REQUEST
Locate the word "this" in the entries below, then gather every line that holds it.

RECORDS FOR THE EXERCISE
────────────────────────────────────────

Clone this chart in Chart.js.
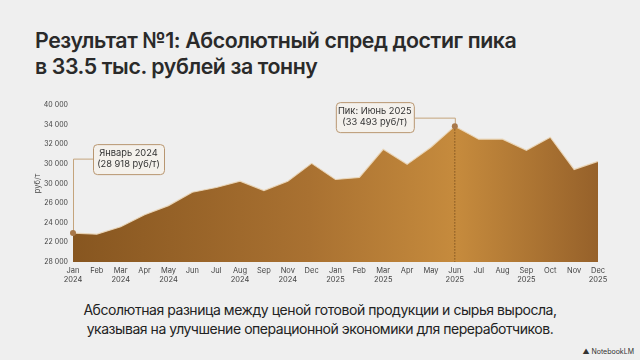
<!DOCTYPE html>
<html>
<head>
<meta charset="utf-8">
<script src="https://cdn.jsdelivr.net/npm/chart.js@4/dist/chart.umd.min.js"></script>
<style>
  html, body { margin: 0; padding: 0; background: #efefef; }
  body { width: 640px; height: 360px; position: relative; overflow: hidden; font-family: Inter, "Noto Sans", sans-serif; }
  #title { position: absolute; left: 35px; top: 27px; font-size: 21.3px; font-weight: 600; line-height: 26px; color: #2a2a2a; letter-spacing: -0.4px; }
  #note { position: absolute; left: 0; width: 640px; top: 300px; text-align: center; font-size: 14px; line-height: 19px; color: #222; letter-spacing: -0.45px; }
  #mark { position: absolute; right: 6px; bottom: 4px; font-size: 7px; color: #333; }
  canvas { position: absolute; left: 0; top: 0; }
</style>
</head>
<body>
<div id="title">Результат №1: Абсолютный спред достиг пика<br>в 33.5 тыс. рублей за тонну</div>
<div id="note">Абсолютная разница между ценой готовой продукции и сырья выросла,<br>указывая на улучшение операционной экономики для переработчиков.</div>
<div id="mark">&#9650; NotebookLM</div>
<canvas id="chart" width="640" height="360"></canvas>
<script>
// months as printed on the axis (October 2024 is absent in the original)
const months = ["Jan", "Feb", "Mar", "Apr", "May", "Jun", "Jul", "Aug", "Sep", "Nov", "Dec",
  "Jan", "Feb", "Mar", "Apr", "May", "Jun", "Jul", "Aug", "Sep", "Oct", "Nov", "Dec"]
const years = ["2024", "", "2024", "", "2024", "", "", "2024", "", "2024", "",
  "2025", "", "2025", "", "", "2025", "", "", "2025", "", "", "2025"]
const spread = [28918, 28875, 29190, 29706, 30093, 30665, 30868, 31139, 30739, 31139, 31901,
  31212, 31298, 32503, 31858, 32589, 33493, 32934, 32934, 32460, 33020, 31642, 31987]
// tick labels exactly as printed, top to bottom
const yTickLabels = ["40 000", "34 000", "32 000", "30 000", "30 000", "26 000", "24 000", "22 000", "28 000"]

const yMin = 27683
const yMax = 34397

const labels = months.map((m, i) => years[i] ? [m, years[i]] : m)
const startIdx = 0
const peakIdx = spread.indexOf(Math.max(...spread))

function fmt(v) {
  return String(v).replace(/\B(?=(\d{3})+(?!\d))/g, " ")
}

const callouts = {
  id: "callouts",
  afterDatasetsDraw(chart) {
    const { ctx, scales: { x, y }, chartArea } = chart
    ctx.save()

    // dotted line under the peak
    const px = x.getPixelForValue(peakIdx)
    const py = y.getPixelForValue(spread[peakIdx])
    ctx.strokeStyle = "rgba(110,70,25,0.8)"
    ctx.lineWidth = 1
    ctx.setLineDash([1.5, 1.5])
    ctx.beginPath()
    ctx.moveTo(px, py)
    ctx.lineTo(px, chartArea.bottom)
    ctx.stroke()
    ctx.setLineDash([])

    function box(left, top, w, h, lines) {
      ctx.fillStyle = "#f4f1ec"
      ctx.strokeStyle = "#b89670"
      ctx.lineWidth = 1
      ctx.beginPath()
      ctx.roundRect(left + 0.5, top + 0.5, w, h, 4)
      ctx.fill()
      ctx.stroke()
      ctx.fillStyle = "#333"
      ctx.font = "9.3px Inter, 'Noto Sans', sans-serif"
      ctx.textAlign = "center"
      ctx.textBaseline = "middle"
      ctx.fillText(lines[0], left + w / 2, top + h / 2 - 5.5)
      ctx.fillText(lines[1], left + w / 2, top + h / 2 + 5.5)
    }

    // January 2024 callout
    const sx = x.getPixelForValue(startIdx)
    const sy = y.getPixelForValue(spread[startIdx])
    ctx.strokeStyle = "#c4a47c"
    ctx.lineWidth = 1
    ctx.beginPath()
    ctx.moveTo(sx + 0.5, sy)
    ctx.lineTo(sx + 0.5, sy - 74)
    ctx.lineTo(sx + 20, sy - 74)
    ctx.stroke()
    box(sx + 20, sy - 89, 71, 30, ["Январь 2024", "(" + fmt(spread[startIdx]) + " руб/т)"])

    // peak callout
    ctx.strokeStyle = "#c4a47c"
    ctx.beginPath()
    ctx.moveTo(px - 40, py - 8)
    ctx.lineTo(px + 0.5, py - 8)
    ctx.lineTo(px + 0.5, py)
    ctx.stroke()
    box(px - 119, py - 24, 78, 30, ["Пик: Июнь 2025", "(" + fmt(spread[peakIdx]) + " руб/т)"])

    // markers
    ctx.fillStyle = "#a8784a"
    ;[[sx, sy], [px, py]].forEach(([cx, cy]) => {
      ctx.beginPath()
      ctx.arc(cx, cy, 3, 0, Math.PI * 2)
      ctx.fill()
    })
    ctx.restore()
  }
}

const ctx = document.getElementById("chart").getContext("2d")
new Chart(ctx, {
  type: "line",
  data: {
    labels,
    datasets: [
      {
        data: spread,
        fill: "start",
        tension: 0,
        borderColor: "rgba(235,215,185,0.9)",
        borderWidth: 1.2,
        pointRadius: 0,
        backgroundColor: (c) => {
          const area = c.chart.chartArea
          if (!area) return "#a87030"
          const g = c.chart.ctx.createLinearGradient(area.left, 0, area.right, 0)
          g.addColorStop(0, "#875620")
          g.addColorStop(0.45, "#a97131")
          g.addColorStop(0.73, "#c68b3d")
          g.addColorStop(1, "#96612a")
          return g
        },
      },
    ],
  },
  options: {
    responsive: false,
    animation: false,
    layout: { padding: { top: 105, left: 20, right: 42, bottom: 68 } },
    plugins: { legend: { display: false }, tooltip: { enabled: false } },
    scales: {
      x: {
        offset: false,
        grid: { display: false, drawTicks: false },
        border: { display: false },
        ticks: {
          autoSkip: false,
          maxRotation: 0,
          padding: 4,
          color: "#444",
          font: { size: 7.5, family: "Inter, 'Noto Sans', sans-serif", lineHeight: 1.2 },
        },
        afterFit: (s) => { s.height = 30 },
      },
      y: {
        min: yMin,
        max: yMax,
        grid: { display: false, drawTicks: false },
        border: { display: false },
        afterBuildTicks: (s) => {
          const n = yTickLabels.length
          s.ticks = yTickLabels.map((_, i) => ({ value: yMin + (yMax - yMin) * i / (n - 1) }))
        },
        ticks: {
          padding: 5,
          color: "#444",
          font: { size: 7, family: "Inter, 'Noto Sans', sans-serif" },
          callback: (v, i, arr) => yTickLabels[arr.length - 1 - i],
        },
        title: {
          display: true,
          text: "руб/т",
          color: "#444",
          font: { size: 7.5, family: "Inter, 'Noto Sans', sans-serif" },
          padding: { top: 13 },
        },
        afterFit: (s) => { s.width = 53 },
      },
    },
  },
  plugins: [callouts],
})
</script>
</body>
</html>
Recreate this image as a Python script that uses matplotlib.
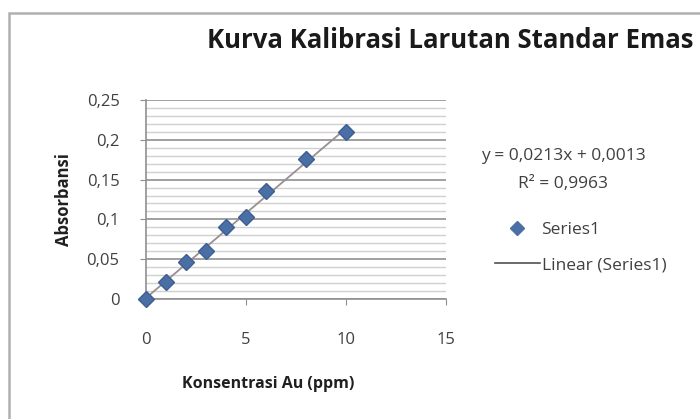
import matplotlib
matplotlib.use("Agg")
import matplotlib.pyplot as plt
from matplotlib.patches import Rectangle
from matplotlib.lines import Line2D
from matplotlib.ticker import MultipleLocator, FuncFormatter

# Data
konsentrasi = [0, 1, 2, 3, 4, 5, 6, 8, 10]
absorbansi = [0.0, 0.021, 0.046, 0.060, 0.090, 0.103, 0.136, 0.176, 0.210]
slope = 0.0213
intercept = 0.0013
title = "Kurva Kalibrasi Larutan Standar Emas"
xlabel = "Konsentrasi Au (ppm)"
ylabel = "Absorbansi"
eq_text = "y = 0,0213x + 0,0013"
r2_text = "R² = 0,9963"
series_name = "Series1"
trend_name = "Linear (Series1)"

plt.rcParams['font.family'] = ['Open Sans', 'DejaVu Sans']

fig = plt.figure(figsize=(7.0, 4.19), dpi=100)
fig.patch.set_facecolor('white')

# outer chart border
fig.patches.append(Rectangle((9/700, -0.05), 1.2, 1 - 13/419 + 0.05, transform=fig.transFigure,
                             fill=False, edgecolor='#b0b0b0', linewidth=1.8, zorder=0))

ax = fig.add_axes([146/700, 1 - 299/419, 300/700, 199/419])
ax.set_xlim(0, 15)
ax.set_ylim(0, 0.25)

ax.yaxis.set_major_locator(MultipleLocator(0.05))
ax.yaxis.set_minor_locator(MultipleLocator(0.01))
ax.xaxis.set_major_locator(MultipleLocator(5))

def comma_fmt(v, pos):
    s = ("%.2f" % v).rstrip('0').rstrip('.')
    return s.replace('.', ',')
ax.yaxis.set_major_formatter(FuncFormatter(comma_fmt))
ax.xaxis.set_major_formatter(FuncFormatter(lambda v, p: "%d" % v))

ax.grid(which='major', axis='y', color='#a0a0a0', linewidth=1.4)
ax.grid(which='minor', axis='y', color='#d0d0d0', linewidth=1.0)
ax.set_axisbelow(True)

for s in ['top', 'right']:
    ax.spines[s].set_visible(False)
ax.spines['left'].set_color('#909090')
ax.spines['bottom'].set_color('#909090')
ax.spines['left'].set_linewidth(1.2)
ax.spines['bottom'].set_linewidth(1.2)

ax.tick_params(axis='both', which='major', colors='#909090', labelcolor='#404040',
               labelsize=12, length=4)
ax.tick_params(axis='y', which='minor', length=0)
ax.tick_params(axis='y', pad=15)
ax.tick_params(axis='x', pad=20)

# trendline
xs = [min(konsentrasi), max(konsentrasi)]
ys = [slope * x + intercept for x in xs]
ax.plot(xs, ys, color='#9a8f94', linewidth=1.3, zorder=2)

ax.plot(konsentrasi, absorbansi, linestyle='none', marker='D', markersize=8,
        color='#4a6fa5', markeredgecolor='#3d5f90', zorder=3, clip_on=False)

ax.set_ylabel(ylabel, fontsize=12, fontweight='bold', color='#202020', labelpad=10)

fig.text(268/700, 1 - 384/419, xlabel, fontsize=11.5, fontweight='bold', color='#202020',
         ha='center', va='center')

fig.text(450/700, 1 - 40/419, title, fontsize=18.5, fontweight='bold', color='#1a1a1a',
         ha='center', va='center')

fig.text(563/700, 1 - 156/419, eq_text, fontsize=12.5, color='#404040', ha='center', va='center')
fig.text(563/700, 1 - 184/419, r2_text, fontsize=12.5, color='#404040', ha='center', va='center')

# legend
leg_handles = [Line2D([], [], linestyle='none', marker='D', markersize=7, color='#4a6fa5'),
               Line2D([], [], color='#505050', linewidth=1.2)]
fig.legend(leg_handles, [series_name, trend_name], loc='upper left',
           bbox_to_anchor=(486/700, 1 - 213/419), frameon=False, fontsize=12.5,
           labelcolor='#404040', handlelength=2.6, handletextpad=0.1, labelspacing=1.1,
           borderpad=0.0)

fig.savefig("out.png", dpi=100, facecolor='white')
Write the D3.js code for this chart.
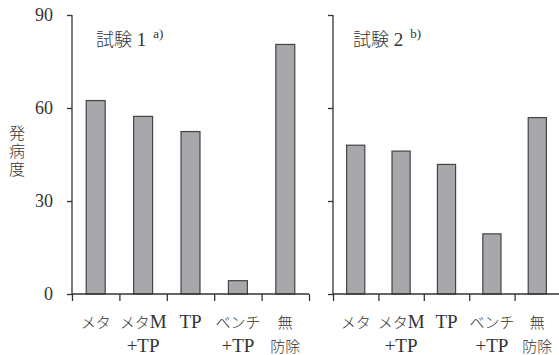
<!DOCTYPE html>
<html><head><meta charset="utf-8">
<script src="https://cdn.jsdelivr.net/npm/d3@7"></script>
<style>
body{margin:0;background:#fff;}
svg{display:block;}
text{fill:#333;}
</style></head>
<body><svg id="c" width="559" height="355"></svg>
<script>
const categories = [["メタ"],["メタM","+TP"],["TP"],["ベンチ","+TP"],["無","防除"]];
const trial1 = [62.4, 57.3, 52.4, 4.3, 80.5];
const trial2 = [48.0, 46.1, 41.8, 19.4, 56.9];
const yTicks = [0, 30, 60, 90];
const titles = [["試験 1","a)"],["試験 2","b)"]];
const yLabel = "発病度";

const svg = d3.select("#c");
const y = d3.scaleLinear().domain([0, 90]).range([294, 15]);
const panels = [
  {x0: 72, x1: 309, vals: trial1, title: titles[0], labels: true, tx: 96},
  {x0: 333, x1: 560, vals: trial2, title: titles[1], labels: false, tx: 353}
];
const stroke = "#333";

function mixed(sel, str, latinSize, cjkSize) {
  const runs = str.match(/[\u3000-\u9fff\uff00-\uffef]+|[^\u3000-\u9fff\uff00-\uffef]+/g) || [];
  runs.forEach(r => {
    const cjk = /[\u3000-\u9fff\uff00-\uffef]/.test(r);
    sel.append("tspan")
      .attr("font-family", cjk ? "Noto Sans CJK JP" : "Liberation Serif")
      .attr("font-size", cjk ? cjkSize : latinSize)
      .attr("font-weight", cjk ? 300 : 400)
      .text(r);
  });
}

panels.forEach(p => {
  const g = svg.append("g");
  const idx = d3.range(categories.length);
  const xb = d3.scaleBand().domain(idx).range([p.x0, p.x1]).paddingInner(0.6).paddingOuter(0.3);
  const xl = d3.scaleLinear().domain([0, categories.length]).range([p.x0, p.x1]);

  g.selectAll("rect").data(p.vals).join("rect")
    .attr("x", (d,i) => xb(i)).attr("width", xb.bandwidth())
    .attr("y", d => y(d)).attr("height", d => y(0) - y(d))
    .attr("fill", "#a7a8ac").attr("stroke", "#444").attr("stroke-width", 1.2);

  const ya = d3.axisLeft(y).tickValues(yTicks).tickSize(5).tickPadding(14)
    .tickFormat(p.labels ? d3.format("d") : "");
  const yg = g.append("g").attr("transform", `translate(${p.x0},0)`).call(ya);
  yg.select(".domain").attr("d", `M0,${y(90)}V${y(0)}`);
  yg.selectAll("line,path").attr("stroke", stroke).attr("stroke-width", 1.3);
  yg.selectAll("text").attr("font-size", 18).attr("fill", "#333").attr("font-family", "Liberation Serif");

  const xa = d3.axisBottom(xl).tickValues(d3.range(categories.length + 1)).tickSize(7).tickFormat("");
  const xg = g.append("g").attr("transform", `translate(0,${y(0)})`).call(xa);
  xg.select(".domain").attr("d", `M${p.x0},0H${p.x1}`);
  xg.selectAll("line,path").attr("stroke", stroke).attr("stroke-width", 1.3);

  categories.forEach((lines, i) => {
    const cx = xb(i) + xb.bandwidth() / 2;
    lines.forEach((ln, j) => {
      const t = g.append("text").attr("x", cx).attr("y", 328 + j * 24)
        .attr("text-anchor", "middle");
      mixed(t, ln, 19, 15);
    });
  });

  const t = g.append("text").attr("x", p.tx).attr("y", 46);
  mixed(t, p.title[0], 19, 18);
  t.append("tspan").attr("font-size", 13).attr("dx", 7).attr("dy", -8)
    .attr("font-family", "Liberation Serif").text(p.title[1]);
});

svg.append("text").attr("x", 17).attr("y", 152)
  .attr("text-anchor", "middle").attr("font-size", 16)
  .style("writing-mode", "vertical-rl").attr("letter-spacing", 2)
  .attr("font-family", "Noto Sans CJK JP").attr("font-weight", 300).text(yLabel);
</script></body></html>
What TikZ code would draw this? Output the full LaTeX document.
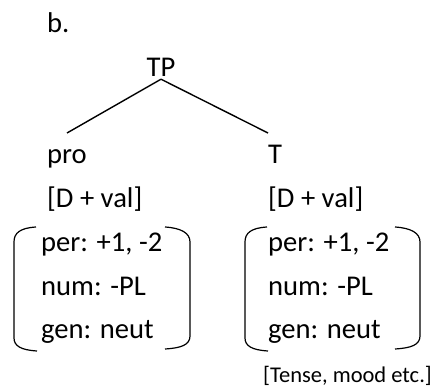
\documentclass[tikz,border=0pt]{standalone}
\usepackage{fontspec}
\setmainfont{Carlito}

\begin{document}
\begin{tikzpicture}[x=1pt, y=-1pt,
    every node/.style={inner sep=0pt, font=\fontsize{28.6}{34}\selectfont},
    lbl/.style={anchor=base west},
    branch/.style={line width=1.4pt},
    brack/.style={line width=1.2pt}]
\useasboundingbox (0,0) rectangle (447,387);
% parameters
\def\linesep{43}
% label and root
\node[lbl] (b) at (47,33) {b.};
\node[anchor=base] (TP) at (161,77) {TP};
% the two daughters, their features and brackets
\foreach \name/\x/\fx/\l/\r in {pro/47/41/14/190, T/268/268/245/420} {
    \node[lbl] (\name) at (\x,164) {\name};
    \node[lbl] (\name-val) at (\x,208) {[D + val]};
    \node[lbl] (\name-per) at (\fx,252) {per: +1, -2};
    \node[lbl] (\name-num) at (\fx,252+\linesep) {num: -PL};
    \node[lbl] (\name-gen) at (\fx,252+2*\linesep) {gen: neut};
    \draw[brack] (\l+22,227) .. controls (\l+6,228) and (\l,233) .. (\l,242) -- (\l,338) .. controls (\l,346) and (\l+7,350) .. (\l+23,351);
    \draw[brack] (\r-25,227) .. controls (\r-9,228) and (\r,233) .. (\r,242) -- (\r,336) .. controls (\r,345) and (\r-9,348) .. (\r-25,349);
}
% branches
\draw[branch] ([yshift=-2pt]TP.south) -- ([yshift=31pt]pro.base);
\draw[branch] ([yshift=-2pt]TP.south) -- ([yshift=31pt]T.base west);
% extra note
\node[lbl, font=\fontsize{22.5}{26}\selectfont] (tense) at (263,382) {[Tense, mood etc.]};
\end{tikzpicture}
\end{document}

────────────────────────────────────────

FINAL RESULT
Clone this chart in Chart.js.
Recreate this image as a Python script that uses matplotlib.
Write the D3.js code for this chart.
What TikZ code would draw this? Output the full LaTeX document.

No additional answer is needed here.